Last Friday, I went jogging with 2 friends at East Coast Parkway. One was my guy friend who was training for his annual physical fitness test, and the other was a girl friend that I recently got re-acquainted with after a long absence.

I kept a faster pace than I am usually used to. I blame it on male pride, we always have this need to exert our superiority over women in tests of physical endurance . I expected that sooner rather than later, my friend would tire pretty soon and ask to slow down the pace, therefore effectively admitting to my better physical conditioning. We ran the first 1 km, and quite surprisingly she kept pace with me without any complaints. Brave girl, I thought to myself, but I knew she wouldn't last.

We had now run close to 2km and she still kept pace with me, and even worse, she didn't even seem that tired. I on the other hand, was panting like a rabid dog by this stage. I started to get a bit nervous, it seemed like my plan might backfire on me. She did ask me if I was ok, but I just replied flippantly that this was the "rabid dog panting" breathing control technique that I read from a website and that it really helped regulate my breathing, I couldn't tell if she bought it though, mainly because she probably couldn't hear what I was saying in between all that huffing and puffing. My other friend was behind us for most the way, he had decided to stick to his own pace rather that try assert his male superiority like I did.

We finally reached McDonalds which was the halfway mark and I sprinted ahead as we reached it, raising my arms in victory. I did that because I knew by then that my tank was pretty much empty, I was probably gonna struggle for the jog back to our starting point. But hey at least I could claim the halfway mark win. K I know it wasn't a competition but it should have been, maybe that was why I didn't run as fast I could. Yes I think that's it.

On the jog back I really started to struggle as I had known I would, while she still seemed as fresh as she was when we first started off. I had now gone from "rabid dog breathing" technique to "rabid dog whining while being sodomised" breathing technique, it was not pretty. She slowly pulled away from me despite my attempts to block her from going past me with my body, and I ended the jog like a full 5 minutes after she did. Oh my other friend who kept to his own pace throughout the race also ended up in front of me.

Anyway I learnt an important lesson from this jog. Never let your male pride dictate your pace, or you risk ending up whining like a dog that just been sodomised.


  1. 'I ended the jog like a full 5 minutes after she did.' Hmm..it felt like 10 mins to me. Heh

    Anyhow couldn't you tell? I was trying to stifle my panting too. Got to keep up the appearance of being fit too since I'm the only girl there.

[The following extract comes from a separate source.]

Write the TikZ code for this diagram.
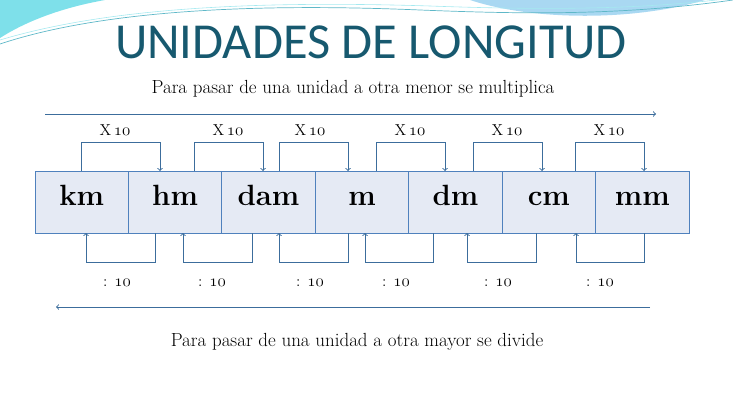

    So when's our next TAF club run? Btw think fort road to bedok jetty and back is 10km, can try that next time.

  2. FINE. It was 10 minutes!!!! I suck ok, I don't deserve to call myself a man!! That's what you wanna hear me say right, you happy now??? Does it make you feel good to hit someone when they are down!!?

    Ha 10 km, that's what I love about you, your sense of humor. I mean really, 10km...that's just hilarious!!

  3. Rabid dog panting... HAHAHAHA. Poor you.

    Your gal friend's physique is impressive btw!